Samsung is accelerating its stateside hiring push, with surging component orders from two of the world's most recognizable tech giants — Apple and Tesla — driving the semiconductor maker's workforce expansion across the United States.
The South Korean electronics conglomerate is responding to increased demand for advanced chips and display components, with both Apple's device ecosystem and Tesla's growing electric vehicle lineup requiring more sophisticated semiconductor solutions. The ramp-up signals confidence that domestic manufacturing commitments made under the CHIPS Act era are translating into real operational growth.
For Austin, the timing couldn't be more significant. Samsung's $17 billion fab in Taylor, Texas — just 30 miles northeast of downtown Austin — has been a centerpiece of the region's ambitions to become a legitimate player in domestic chip manufacturing. Additional hiring waves tied to marquee clients like Apple and Tesla would funnel high-wage engineering and technical roles directly into the Central Texas labor market.
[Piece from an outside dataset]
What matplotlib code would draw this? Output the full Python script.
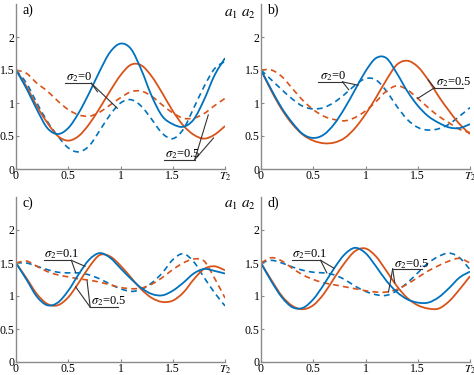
import matplotlib
matplotlib.use('Agg')
import matplotlib.pyplot as plt
from matplotlib.path import Path
from matplotlib.patches import PathPatch
import numpy as np

plt.rcParams['font.family'] = 'Liberation Serif'
plt.rcParams['mathtext.fontset'] = 'stix'

BLUE = '#0072BD'
RED = '#D95319'

t = [0.0, 0.1, 0.2, 0.3, 0.4, 0.5, 0.6, 0.7, 0.8, 0.9, 1.0,
     1.1, 1.2, 1.3, 1.4, 1.5, 1.6, 1.7, 1.8, 1.9, 2.0]

# panel a
a_blue_solid = [1.5, 1.22, 0.9, 0.62, 0.53, 0.62, 0.85, 1.15, 1.48, 1.77, 1.9,
                1.82, 1.5, 1.1, 0.8, 0.68, 0.64, 0.75, 1.05, 1.42, 1.68]
a_red_solid = [1.5, 1.25, 0.95, 0.7, 0.5, 0.43, 0.5, 0.68, 0.92, 1.18, 1.42,
               1.58, 1.57, 1.4, 1.15, 0.88, 0.66, 0.52, 0.46, 0.52, 0.65]
a_blue_dash = [1.5, 1.3, 1.0, 0.72, 0.5, 0.32, 0.26, 0.35, 0.58, 0.82, 1.0,
               1.05, 0.95, 0.75, 0.54, 0.46, 0.6, 0.92, 1.25, 1.52, 1.63]
a_red_dash = [1.5, 1.45, 1.3, 1.18, 1.03, 0.9, 0.82, 0.8, 0.86, 0.97, 1.08,
              1.17, 1.18, 1.1, 0.97, 0.85, 0.77, 0.77, 0.84, 0.96, 1.07]

# panel b
b_blue_solid = [1.5, 1.2, 0.92, 0.7, 0.53, 0.47, 0.52, 0.68, 0.92, 1.2, 1.48,
                1.68, 1.68, 1.45, 1.18, 0.96, 0.8, 0.7, 0.63, 0.62, 0.68]
b_red_solid = [1.5, 1.18, 0.9, 0.68, 0.52, 0.43, 0.39, 0.4, 0.47, 0.62, 0.83,
               1.08, 1.35, 1.58, 1.64, 1.55, 1.35, 1.1, 0.88, 0.68, 0.53]
b_blue_dash = [1.5, 1.35, 1.2, 1.06, 0.95, 0.91, 0.93, 1.01, 1.13, 1.27, 1.37,
               1.35, 1.18, 0.95, 0.75, 0.63, 0.59, 0.61, 0.68, 0.8, 0.93]
b_red_dash = [1.5, 1.5, 1.4, 1.22, 1.04, 0.9, 0.8, 0.75, 0.73, 0.78, 0.88,
              1.02, 1.18, 1.26, 1.2, 1.07, 0.93, 0.8, 0.7, 0.6, 0.55]

# panel c
c_blue_solid = [1.5, 1.25, 0.99, 0.86, 0.9, 1.08, 1.33, 1.55, 1.65, 1.58, 1.42,
                1.26, 1.12, 1.03, 1.01, 1.08, 1.2, 1.34, 1.41, 1.38, 1.34]
c_red_solid = [1.5, 1.27, 1.03, 0.88, 0.86, 0.98, 1.2, 1.44, 1.62, 1.6, 1.46,
               1.28, 1.1, 0.97, 0.91, 0.93, 1.05, 1.25, 1.41, 1.45, 1.39]
c_blue_dash = [1.5, 1.5, 1.45, 1.4, 1.36, 1.35, 1.35, 1.32, 1.26, 1.18, 1.11,
               1.07, 1.1, 1.2, 1.35, 1.55, 1.64, 1.52, 1.28, 1.05, 0.85]
c_red_dash = [1.5, 1.53, 1.45, 1.37, 1.32, 1.29, 1.26, 1.24, 1.21, 1.17, 1.13,
              1.11, 1.12, 1.18, 1.28, 1.4, 1.5, 1.56, 1.53, 1.27, 0.97]

# panel d
d_blue_solid = [1.5, 1.22, 0.98, 0.83, 0.82, 0.95, 1.17, 1.42, 1.63, 1.73, 1.65,
                1.45, 1.23, 1.06, 0.95, 0.9, 0.9, 0.98, 1.12, 1.28, 1.37]
d_red_solid = [1.5, 1.24, 1.0, 0.85, 0.8, 0.86, 1.03, 1.27, 1.5, 1.68, 1.72,
               1.6, 1.38, 1.15, 0.97, 0.86, 0.81, 0.81, 0.92, 1.1, 1.3]
d_blue_dash = [1.5, 1.54, 1.5, 1.44, 1.39, 1.36, 1.35, 1.32, 1.25, 1.15, 1.07,
               1.02, 1.01, 1.08, 1.2, 1.35, 1.5, 1.6, 1.65, 1.58, 1.4]
d_red_dash = [1.5, 1.58, 1.53, 1.42, 1.32, 1.25, 1.2, 1.17, 1.14, 1.11, 1.08,
              1.06, 1.06, 1.1, 1.18, 1.28, 1.38, 1.46, 1.53, 1.57, 1.5]

panels = [
    ('a)', a_blue_solid, a_red_solid, a_blue_dash, a_red_dash),
    ('b)', b_blue_solid, b_red_solid, b_blue_dash, b_red_dash),
    ('c)', c_blue_solid, c_red_solid, c_blue_dash, c_red_dash),
    ('d)', d_blue_solid, d_red_solid, d_blue_dash, d_red_dash),
]

# annotation: label, text x, text y, underline y, underline x0, x1, leader start x, leader ends
notes = [
    [(r'$\sigma_2$=0', 0.48, 1.40, 1.30, 0.47, 0.72, 0.72, [(0.78, 1.17), (0.97, 0.92)]),
     (r'$\sigma_2$=0.5', 1.43, 0.23, 0.14, 1.42, 1.71, 1.71, [(1.84, 0.82), (1.89, 0.47)])],
    [(r'$\sigma_2$=0', 0.56, 1.41, 1.32, 0.55, 0.78, 0.78, [(0.84, 1.2), (0.93, 1.27)]),
     (r'$\sigma_2$=0.5', 1.67, 1.32, 1.23, 1.66, 1.93, 1.66, [(1.5, 1.07), (1.6, 1.35)])],
    [(r'$\sigma_2$=0.1', 0.27, 1.63, 1.54, 0.27, 0.53, 0.53, [(0.57, 1.36), (0.66, 1.45)]),
     (r'$\sigma_2$=0.5', 0.72, 0.92, 0.83, 0.71, 0.98, 0.71, [(0.57, 1.14), (0.68, 1.23)])],
    [(r'$\sigma_2$=0.1', 0.30, 1.63, 1.54, 0.30, 0.57, 0.57, [(0.63, 1.35), (0.7, 1.42)]),
     (r'$\sigma_2$=0.5', 1.27, 1.49, 1.41, 1.26, 1.54, 1.26, [(1.22, 1.06), (1.28, 1.2)])],
]


def smooth_curve(ax, xs, ys, **kw):
    # Catmull-Rom through the read points, drawn as cubic bezier segments
    p = np.column_stack([xs, ys])
    verts = [p[0]]
    codes = [Path.MOVETO]
    n = len(p)
    for k in range(n - 1):
        p0 = p[k - 1] if k > 0 else p[k]
        p3 = p[k + 2] if k + 2 < n else p[k + 1]
        c1 = p[k] + (p[k + 1] - p0) / 6
        c2 = p[k + 1] - (p3 - p[k]) / 6
        verts += [c1, c2, p[k + 1]]
        codes += [Path.CURVE4] * 3
    ax.add_patch(PathPatch(Path(verts, codes), fill=False, **kw))


W, H = 474, 375
fig = plt.figure(figsize=(W / 100, H / 100), dpi=100)

lefts = [16, 261, 16, 261]
bottoms = [375 - 169, 375 - 169, 375 - 362, 375 - 362]
aw, ah = 209, 165
dash = (0, (3.5, 2.5))

for i, (tag, bs, rs, bd, rd) in enumerate(panels):
    ax = fig.add_axes([lefts[i] / W, bottoms[i] / H, aw / W, ah / H])
    smooth_curve(ax, t, bd, edgecolor=BLUE, lw=1.2, ls=dash)
    smooth_curve(ax, t, rd, edgecolor=RED, lw=1.2, ls=dash)
    smooth_curve(ax, t, rs, edgecolor=RED, lw=1.3)
    smooth_curve(ax, t, bs, edgecolor=BLUE, lw=1.3)
    ax.set_xlim(0, 2)
    ax.set_ylim(0, 2.5)
    ax.set_xticks([0, 0.5, 1, 1.5, 2])
    ax.set_xticklabels(['0', '0.5', '1', '1.5', '$T_2$'])
    ax.set_yticks([0, 0.5, 1, 1.5, 2])
    ax.set_yticklabels(['0', '0.5', '1', '1.5', '2'])
    for s in ['top', 'right']:
        ax.spines[s].set_visible(False)
    for s in ['left', 'bottom']:
        ax.spines[s].set_color('#8a8a8a')
        ax.spines[s].set_linewidth(1.0)
    ax.tick_params(direction='in', length=2, width=0.8, color='#8a8a8a',
                   labelsize=8.5, pad=1)
    ax.patch.set_alpha(0)
    ax.text(0.03, 1.0, tag, transform=ax.transAxes, fontsize=10, va='top')
    for lab, tx, ty, uy, ux0, ux1, lx, ends in notes[i]:
        ax.text(tx, ty, lab, fontsize=9, va='center', ha='left')
        ax.plot([ux0, ux1], [uy, uy], color='#333333', lw=0.8)
        for ex, ey in ends:
            ax.plot([lx, ex], [uy, ey], color='#333333', lw=0.8)

for yp in [14, 205]:
    fig.text(240 / W, 1 - yp / H, r'$a_1\ a_2$', fontsize=11, ha='center', va='center')

fig.savefig('out.png', dpi=100)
The Austin metro has spent years cultivating relationships with both Tesla, which relocated its global headquarters to the area in 2021, and Apple, which operates a sprawling campus in North Austin. Samsung's deepening ties to both companies create a rare convergence of three tech heavyweights with significant footprints in the same regional economy.
For local workforce developers and economic planners, this expansion represents exactly the kind of supply-chain clustering effect they have been working to attract — where anchor employers pull complementary investment and talent pipelines into the same geography. Whether Austin's housing market and infrastructure can absorb continued tech-sector growth remains an open question, but Samsung's hiring momentum adds another data point to the region's case as a semiconductor hub.